Using Config Server on the Client Side
Prepare the Configuration Service
Update the config-service application.yml
.
First set the default port:
port: ${PORT:8888}
Then revert the uri to the standard GitHub location:
spring:
cloud:
config:
server:
git:
uri: ${conf:https://github.com/Accordance/microservice-dojo-configuration}
And launch the config server.
Prepare MySvc
Delete the mysvc/src/main/resources/application.yml
file (it has been moved to the Config Server).
Create a mysvc/src/main/resources/bootstrap.yml
file, where you specify a service ID as well as the
location of the config server URI:
spring:
application:
name: my-service
cloud:
config:
uri: http://localhost:8888
Build and start the service:
$ gradlew build $ java -jar build\libs\mysvc-0.0.1.jar
If everything was done properly, when we hit the REST endpoint, you’re going to see the following:
$ curl http://localhost:8100 Hello, World!

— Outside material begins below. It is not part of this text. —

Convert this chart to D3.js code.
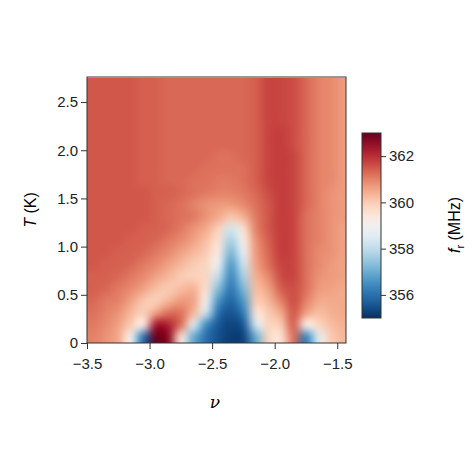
<!DOCTYPE html>
<html><head><meta charset="utf-8">
<script src="https://cdn.jsdelivr.net/npm/d3@7"></script>
<style>body{margin:0;background:#fff}svg{font-family:"Liberation Sans",Arial,sans-serif}</style>
</head><body>
<svg id="c" width="474" height="470"></svg>
<script>
const nuCenters = [-3.45,-3.35,-3.25,-3.15,-3.05,-2.95,-2.85,-2.75,-2.65,-2.55,-2.45,-2.35,-2.25,-2.15,-2.05,-1.95,-1.85,-1.75,-1.65,-1.55,-1.45];
const tCenters = [0.0625,0.1875,0.3125,0.4375,0.5625,0.6875,0.8125,0.9375,1.0625,1.1875,1.3125,1.4375,1.5625,1.6875,1.8125,1.9375,2.0625,2.1875,2.3125,2.4375,2.5625,2.6875];
const fValues = [
[361.0,360.8,360.5,359.0,356.0,363.0,362.6,359.5,357.0,356.0,355.5,355.2,355.3,357.0,359.8,359.5,361.2,356.3,358.5,360.0,360.3],
[361.1,360.9,360.6,360.0,359.3,362.3,362.2,361.2,358.5,356.5,355.6,355.3,355.6,358.3,359.8,360.0,361.4,359.2,359.8,360.2,360.4],
[361.2,361.0,360.8,360.3,359.9,360.6,361.2,361.2,360.3,358.2,356.0,355.5,356.2,359.5,360.0,360.5,361.5,360.6,360.2,360.4,360.5],
[361.3,361.1,361.0,360.6,360.1,359.9,360.3,360.7,360.6,359.0,356.6,355.8,356.7,360.0,360.3,361.0,361.6,361.0,360.5,360.5,360.5],
[361.4,361.3,361.1,360.9,360.6,360.2,360.0,360.2,360.4,359.6,357.3,356.1,357.2,360.2,360.6,361.4,361.6,361.2,360.7,360.6,360.5],
[361.4,361.4,361.3,361.1,360.9,360.6,360.3,360.0,359.9,359.8,358.0,356.4,357.7,360.4,360.9,361.6,361.7,361.2,360.8,360.7,360.6],
[361.5,361.4,361.4,361.3,361.1,360.9,360.6,360.3,360.0,359.8,358.7,356.7,358.2,360.6,361.2,361.7,361.7,361.2,360.9,360.7,360.6],
[361.5,361.5,361.4,361.4,361.3,361.1,360.9,360.6,360.3,360.0,359.3,357.2,358.7,360.7,361.3,361.8,361.7,361.2,360.9,360.8,360.6],
[361.5,361.5,361.5,361.4,361.4,361.3,361.1,360.9,360.6,360.2,359.6,357.7,359.2,360.8,361.4,361.8,361.7,361.2,361.0,360.8,360.6],
[361.5,361.5,361.5,361.5,361.4,361.4,361.3,361.1,360.8,360.5,359.9,358.3,359.6,361.0,361.5,361.8,361.7,361.2,361.0,360.8,360.6],
[361.5,361.5,361.5,361.5,361.5,361.4,361.3,361.2,361.1,360.8,360.5,360.1,360.4,361.1,361.5,361.8,361.7,361.2,361.0,360.8,360.7],
[361.5,361.5,361.5,361.5,361.5,361.4,361.3,361.2,361.0,360.8,360.7,360.7,360.9,361.2,361.5,361.8,361.7,361.3,361.0,360.8,360.7],
[361.5,361.5,361.5,361.5,361.5,361.4,361.4,361.3,361.2,361.1,361.0,361.0,361.1,361.3,361.6,361.8,361.7,361.3,361.0,360.8,360.7],
[361.5,361.5,361.5,361.5,361.4,361.4,361.3,361.3,361.2,361.2,361.1,361.1,361.2,361.4,361.7,361.8,361.7,361.3,361.0,360.9,360.7],
[361.5,361.5,361.5,361.5,361.4,361.4,361.3,361.3,361.3,361.2,361.2,361.2,361.2,361.4,361.7,361.8,361.7,361.3,361.0,360.9,360.7],
[361.5,361.5,361.5,361.5,361.4,361.4,361.3,361.3,361.3,361.3,361.2,361.2,361.3,361.4,361.7,361.8,361.7,361.3,361.0,360.9,360.7],
[361.5,361.5,361.5,361.5,361.4,361.4,361.3,361.3,361.3,361.3,361.3,361.3,361.3,361.4,361.7,361.8,361.6,361.3,361.0,360.9,360.7],
[361.5,361.5,361.5,361.5,361.4,361.4,361.3,361.3,361.3,361.3,361.3,361.3,361.3,361.4,361.7,361.8,361.6,361.3,361.0,360.9,360.7],
[361.5,361.5,361.5,361.5,361.4,361.4,361.3,361.3,361.3,361.3,361.3,361.3,361.3,361.4,361.7,361.7,361.6,361.3,361.0,360.9,360.7],
[361.5,361.5,361.5,361.5,361.4,361.4,361.3,361.3,361.3,361.3,361.3,361.3,361.3,361.4,361.7,361.7,361.6,361.3,361.0,360.9,360.7],
[361.5,361.5,361.5,361.5,361.4,361.4,361.3,361.3,361.3,361.3,361.3,361.3,361.3,361.4,361.7,361.7,361.6,361.3,361.0,360.9,360.7],
[361.5,361.5,361.5,361.5,361.4,361.4,361.3,361.3,361.3,361.3,361.3,361.3,361.3,361.4,361.7,361.7,361.6,361.3,361.0,360.9,360.7]
];
const xTicks = [-3.5,-3.0,-2.5,-2.0,-1.5];
const yTicks = [0,0.5,1.0,1.5,2.0,2.5];
const cTicks = [356,358,360,362];

const svg = d3.select("#c");
const L=87,R=346,T=77,B=343;
const x = d3.scaleLinear().domain([-3.5,-1.43]).range([L,R]);
const y = d3.scaleLinear().domain([0,2.76]).range([B,T]);
const color = d3.scaleSequential(v=>d3.interpolateRdBu(1-v)).domain([355,363]);

const nc = nuCenters.length, nr = tCenters.length;
const cv = document.createElement("canvas"); cv.width=nc; cv.height=nr;
const ctx = cv.getContext("2d");
const img = ctx.createImageData(nc,nr);
for(let r=0;r<nr;r++) for(let c=0;c<nc;c++){
  const col = d3.rgb(color(fValues[r][c]));
  const i = ((nr-1-r)*nc+c)*4;
  img.data[i]=col.r; img.data[i+1]=col.g; img.data[i+2]=col.b; img.data[i+3]=255;
}
ctx.putImageData(img,0,0);
const big = document.createElement("canvas");
const x0 = x(nuCenters[0]-0.05), x1 = x(nuCenters[nc-1]+0.05);
const y0 = y(tCenters[nr-1]+0.0625), y1 = y(tCenters[0]-0.0625);
big.width = Math.round((x1-x0)*2); big.height = Math.round((y1-y0)*2);
const bctx = big.getContext("2d"); bctx.imageSmoothingEnabled=true; bctx.imageSmoothingQuality="high";
bctx.drawImage(cv,0,0,big.width,big.height);
svg.append("clipPath").attr("id","pc").append("rect").attr("x",L).attr("y",T).attr("width",R-L).attr("height",B-T);
svg.append("image").attr("clip-path","url(#pc)").attr("href",big.toDataURL())
  .attr("x",x0).attr("y",y0).attr("width",x1-x0).attr("height",y1-y0).attr("preserveAspectRatio","none");
svg.append("rect").attr("x",L).attr("y",T).attr("width",R-L).attr("height",B-T).attr("fill","none").attr("stroke","#333").attr("stroke-width",1);

const fmt = d=>d3.format(".1f")(d).replace("-","\u2212");
const xa = svg.append("g").attr("transform",`translate(0,${B})`).call(d3.axisBottom(x).tickValues(xTicks).tickFormat(fmt).tickSize(6).tickSizeOuter(0));
const ya = svg.append("g").attr("transform",`translate(${L},0)`).call(d3.axisLeft(y).tickValues(yTicks).tickFormat(d=>d===0?"0":d3.format(".1f")(d)).tickSize(6).tickSizeOuter(0));
[xa,ya].forEach(a=>{a.select(".domain").remove();a.selectAll("line").attr("stroke","#333");a.selectAll("text").attr("font-size",15).attr("fill","#222").style("font-family","'Liberation Sans',Arial,sans-serif");});
xa.selectAll("text").attr("dy","1.1em");
svg.append("text").attr("x",215).attr("y",408).attr("text-anchor","middle").attr("font-size",17).attr("font-style","italic").attr("font-family","'DejaVu Serif',serif").text("\u03bd");
const yl = svg.append("text").attr("transform","translate(36,210) rotate(-90)").attr("text-anchor","middle").attr("font-size",16);
yl.append("tspan").attr("font-style","italic").text("T");yl.append("tspan").text(" (K)");

const cx0=362,cx1=381,cy0=133,cy1=318;
const cs = d3.scaleLinear().domain([355,363]).range([cy1,cy0]);
const grad = svg.append("defs").append("linearGradient").attr("id","cg").attr("x1",0).attr("y1",1).attr("x2",0).attr("y2",0);
d3.range(0,1.0001,0.05).forEach(t=>grad.append("stop").attr("offset",t).attr("stop-color",color(355+8*t)));
svg.append("rect").attr("x",cx0).attr("y",cy0).attr("width",cx1-cx0).attr("height",cy1-cy0).attr("fill","url(#cg)").attr("stroke","#333");
const ca = svg.append("g").attr("transform",`translate(${cx1},0)`).call(d3.axisRight(cs).tickValues(cTicks).tickSize(5).tickSizeOuter(0));
ca.select(".domain").remove();ca.selectAll("line").attr("stroke","#333");
ca.selectAll("text").attr("font-size",15).attr("fill","#222").style("font-family","'Liberation Sans',Arial,sans-serif");
const cl = svg.append("text").attr("transform","translate(460,225) rotate(-90)").attr("text-anchor","middle").attr("font-size",16);
cl.append("tspan").attr("font-style","italic").text("f");
cl.append("tspan").attr("font-size",11).attr("dy",4).text("r");
cl.append("tspan").attr("dy",-4).text(" (MHz)");
</script>
</body></html>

Running Config Server in Docker
Follow the instructions for building docker image for Config Server:
$ gradlew clean prepDocker $ docker build -t msvcdojo/config-service:0.0.1 build/docker
Launch Config Server as docker container and see if you get MySvc configuraiton:
$ docker run -d --name=config-service -p 8888:8888 msvcdojo/config-service:0.0.1 $ curl http://dockerhost:8888/my-service.yml
Remember that on Windows, the mysvc/src/main/resources/bootstrap.yml
file has to be updated, so the URI now points to http://dockerhost:8888
.
Optional: Push Config Server image to your Docker Registry and now you can always get it with the docker run command.